● **EXERCISE REQUIREMENTS**: Retype the whole listing verbatim and keep the pictures out of it.
# # # # # # #
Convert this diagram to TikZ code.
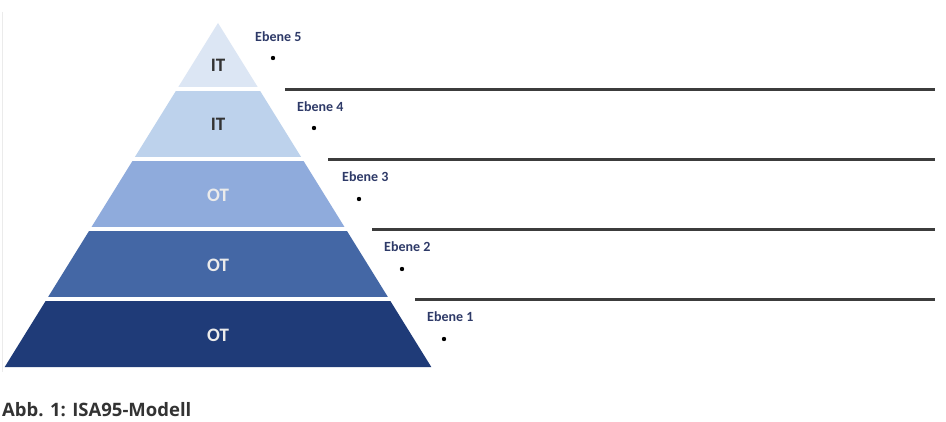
\documentclass[tikz,border=0pt]{standalone}
\usepackage{fontspec}
\setmainfont{Carlito}
\newfontfamily\capfont{Open Sans}
\definecolor{layFive}{HTML}{DCE6F4}
\definecolor{layFour}{HTML}{BDD2EC}
\definecolor{layThree}{HTML}{8FABDC}
\definecolor{layTwo}{HTML}{4467A5}
\definecolor{layOne}{HTML}{1F3B78}
\definecolor{navy}{HTML}{2E3A68}
\definecolor{sepgray}{HTML}{3C3C3C}

\begin{document}
\begin{tikzpicture}[
    x=1pt, y=-1pt,
    darktxt/.style={font=\fontsize{19}{22}\selectfont\bfseries, text=black!80},
    lighttxt/.style={font=\fontsize{19}{22}\selectfont\bfseries, text=white!92!black},
    ebene/.style={anchor=west, inner sep=0pt, font=\fontsize{14}{16}\selectfont\bfseries, text=navy},
    dot/.style={circle, fill=black, inner sep=0pt, minimum size=4.4pt},
    sep/.style={draw=sepgray, line width=2.4pt}
]
\useasboundingbox[fill=white] (0,0) rectangle (946,422);

% Frame line of the picture
\draw[black!8, line width=0.8pt] (2.5,12) -- (2.5,372);

% Pyramid outline points
\coordinate (apex) at (218,23);
\coordinate (baseL) at (4.7,367);
\coordinate (baseR) at (431.3,367);

% Layer 5
\begin{scope}
  \clip (0,20) rectangle (946,87);
  \fill[layFive] (apex) -- (baseR) -- (baseL) -- cycle;
\end{scope}
\node[darktxt] (lay5) at (218,65) {IT};

% Layer 4
\begin{scope}
  \clip (0,92) rectangle (946,157);
  \fill[layFour] (apex) -- (baseR) -- (baseL) -- cycle;
\end{scope}
\node[darktxt] (lay4) at (218,124) {IT};

% Layer 3
\begin{scope}
  \clip (0,162) rectangle (946,227);
  \fill[layThree] (apex) -- (baseR) -- (baseL) -- cycle;
\end{scope}
\node[lighttxt] (lay3) at (218,195) {OT};

% Layer 2
\begin{scope}
  \clip (0,232) rectangle (946,297);
  \fill[layTwo] (apex) -- (baseR) -- (baseL) -- cycle;
\end{scope}
\node[lighttxt] (lay2) at (218,265) {OT};

% Layer 1
\begin{scope}
  \clip (0,302) rectangle (946,367);
  \fill[layOne] (apex) -- (baseR) -- (baseL) -- cycle;
\end{scope}
\node[lighttxt] (lay1) at (218,335) {OT};

% Labels
\node[ebene] (eb5) at (255,37) {Ebene 5};
\node[dot] (dot5) at (273,58) {};
\node[ebene] (eb4) at (297,107) {Ebene 4};
\node[dot] (dot4) at (314,128) {};
\node[ebene] (eb3) at (342,177) {Ebene 3};
\node[dot] (dot3) at (359,199) {};
\node[ebene] (eb2) at (384,247) {Ebene 2};
\node[dot] (dot2) at (402,269) {};
\node[ebene] (eb1) at (427,317) {Ebene 1};
\node[dot] (dot1) at (444,339) {};

% Separators
\coordinate (s4a) at (285,89.5);   \coordinate (s4b) at (935,89.5);
\coordinate (s3a) at (328,159.5);  \coordinate (s3b) at (935,159.5);
\coordinate (s2a) at (372,229.5);  \coordinate (s2b) at (935,229.5);
\coordinate (s1a) at (415,299.5);  \coordinate (s1b) at (935,299.5);
\draw[sep] (s4a) -- (s4b);
\draw[sep] (s3a) -- (s3b);
\draw[sep] (s2a) -- (s2b);
\draw[sep] (s1a) -- (s1b);

% Caption
\node[anchor=west, inner sep=0pt, font=\capfont\fontsize{18.5}{22}\selectfont\bfseries, text=black!80] (cap) at (2,410) {Abb. 1: ISA95-Modell};

\end{tikzpicture}
\end{document}
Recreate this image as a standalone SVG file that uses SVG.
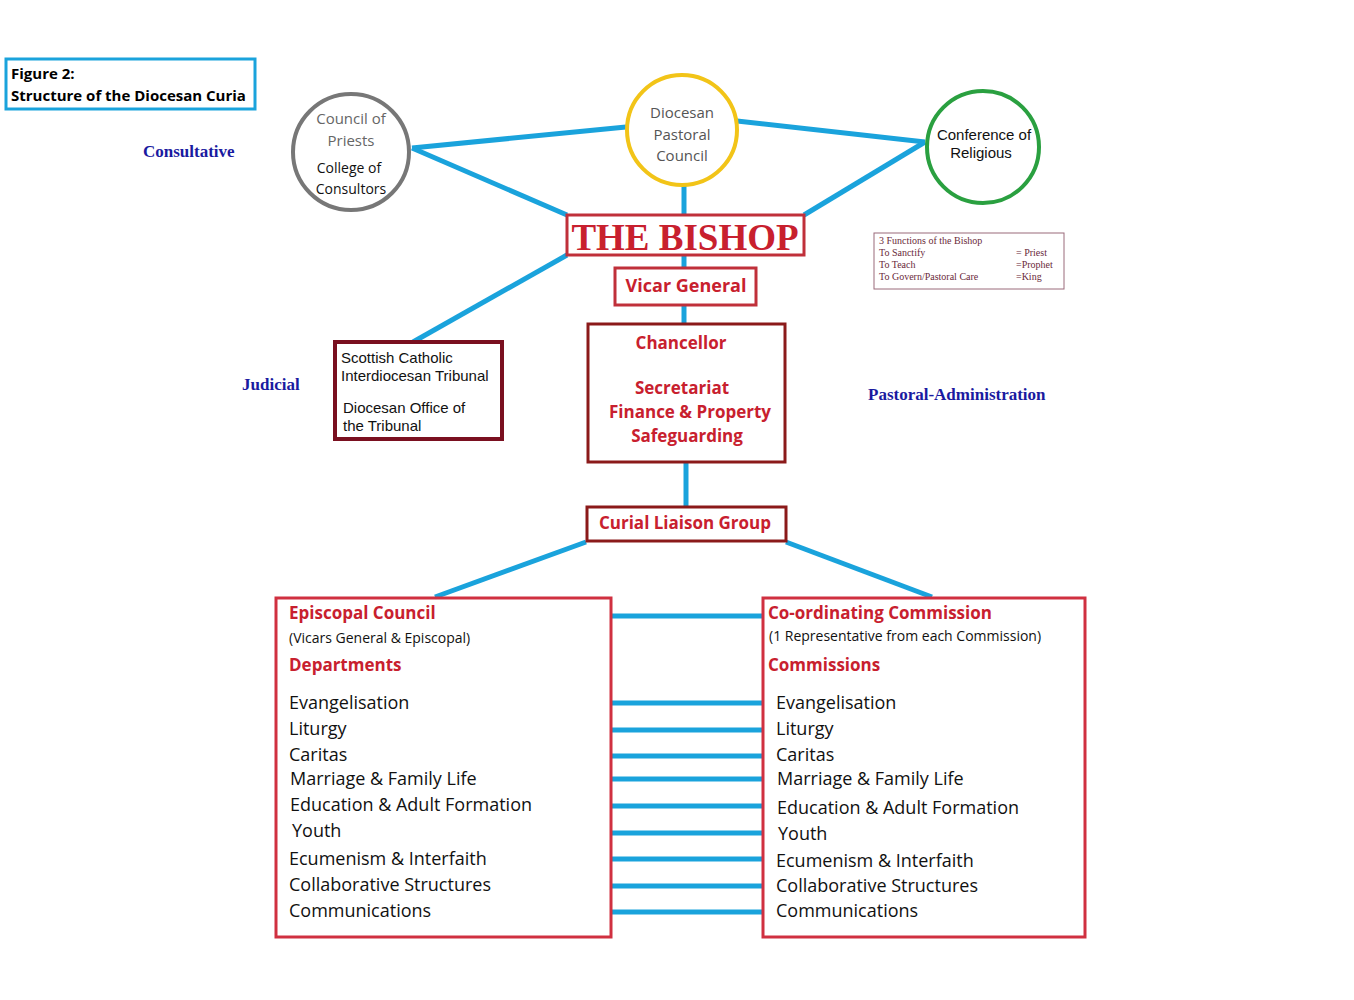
# # # # # # #
● **ANSWER TO THE EXERCISE**:
Convert this diagram to TikZ code.
\documentclass[tikz,border=0pt]{standalone}
\usepackage{fontspec}
\setmainfont{Carlito}
\newfontfamily\capfont{Open Sans}
\definecolor{layFive}{HTML}{DCE6F4}
\definecolor{layFour}{HTML}{BDD2EC}
\definecolor{layThree}{HTML}{8FABDC}
\definecolor{layTwo}{HTML}{4467A5}
\definecolor{layOne}{HTML}{1F3B78}
\definecolor{navy}{HTML}{2E3A68}
\definecolor{sepgray}{HTML}{3C3C3C}

\begin{document}
\begin{tikzpicture}[
    x=1pt, y=-1pt,
    darktxt/.style={font=\fontsize{19}{22}\selectfont\bfseries, text=black!80},
    lighttxt/.style={font=\fontsize{19}{22}\selectfont\bfseries, text=white!92!black},
    ebene/.style={anchor=west, inner sep=0pt, font=\fontsize{14}{16}\selectfont\bfseries, text=navy},
    dot/.style={circle, fill=black, inner sep=0pt, minimum size=4.4pt},
    sep/.style={draw=sepgray, line width=2.4pt}
]
\useasboundingbox[fill=white] (0,0) rectangle (946,422);

% Frame line of the picture
\draw[black!8, line width=0.8pt] (2.5,12) -- (2.5,372);

% Pyramid outline points
\coordinate (apex) at (218,23);
\coordinate (baseL) at (4.7,367);
\coordinate (baseR) at (431.3,367);

% Layer 5
\begin{scope}
  \clip (0,20) rectangle (946,87);
  \fill[layFive] (apex) -- (baseR) -- (baseL) -- cycle;
\end{scope}
\node[darktxt] (lay5) at (218,65) {IT};

% Layer 4
\begin{scope}
  \clip (0,92) rectangle (946,157);
  \fill[layFour] (apex) -- (baseR) -- (baseL) -- cycle;
\end{scope}
\node[darktxt] (lay4) at (218,124) {IT};

% Layer 3
\begin{scope}
  \clip (0,162) rectangle (946,227);
  \fill[layThree] (apex) -- (baseR) -- (baseL) -- cycle;
\end{scope}
\node[lighttxt] (lay3) at (218,195) {OT};

% Layer 2
\begin{scope}
  \clip (0,232) rectangle (946,297);
  \fill[layTwo] (apex) -- (baseR) -- (baseL) -- cycle;
\end{scope}
\node[lighttxt] (lay2) at (218,265) {OT};

% Layer 1
\begin{scope}
  \clip (0,302) rectangle (946,367);
  \fill[layOne] (apex) -- (baseR) -- (baseL) -- cycle;
\end{scope}
\node[lighttxt] (lay1) at (218,335) {OT};

% Labels
\node[ebene] (eb5) at (255,37) {Ebene 5};
\node[dot] (dot5) at (273,58) {};
\node[ebene] (eb4) at (297,107) {Ebene 4};
\node[dot] (dot4) at (314,128) {};
\node[ebene] (eb3) at (342,177) {Ebene 3};
\node[dot] (dot3) at (359,199) {};
\node[ebene] (eb2) at (384,247) {Ebene 2};
\node[dot] (dot2) at (402,269) {};
\node[ebene] (eb1) at (427,317) {Ebene 1};
\node[dot] (dot1) at (444,339) {};

% Separators
\coordinate (s4a) at (285,89.5);   \coordinate (s4b) at (935,89.5);
\coordinate (s3a) at (328,159.5);  \coordinate (s3b) at (935,159.5);
\coordinate (s2a) at (372,229.5);  \coordinate (s2b) at (935,229.5);
\coordinate (s1a) at (415,299.5);  \coordinate (s1b) at (935,299.5);
\draw[sep] (s4a) -- (s4b);
\draw[sep] (s3a) -- (s3b);
\draw[sep] (s2a) -- (s2b);
\draw[sep] (s1a) -- (s1b);

% Caption
\node[anchor=west, inner sep=0pt, font=\capfont\fontsize{18.5}{22}\selectfont\bfseries, text=black!80] (cap) at (2,410) {Abb. 1: ISA95-Modell};

\end{tikzpicture}
\end{document}
Recreate this image as a standalone SVG file that uses SVG.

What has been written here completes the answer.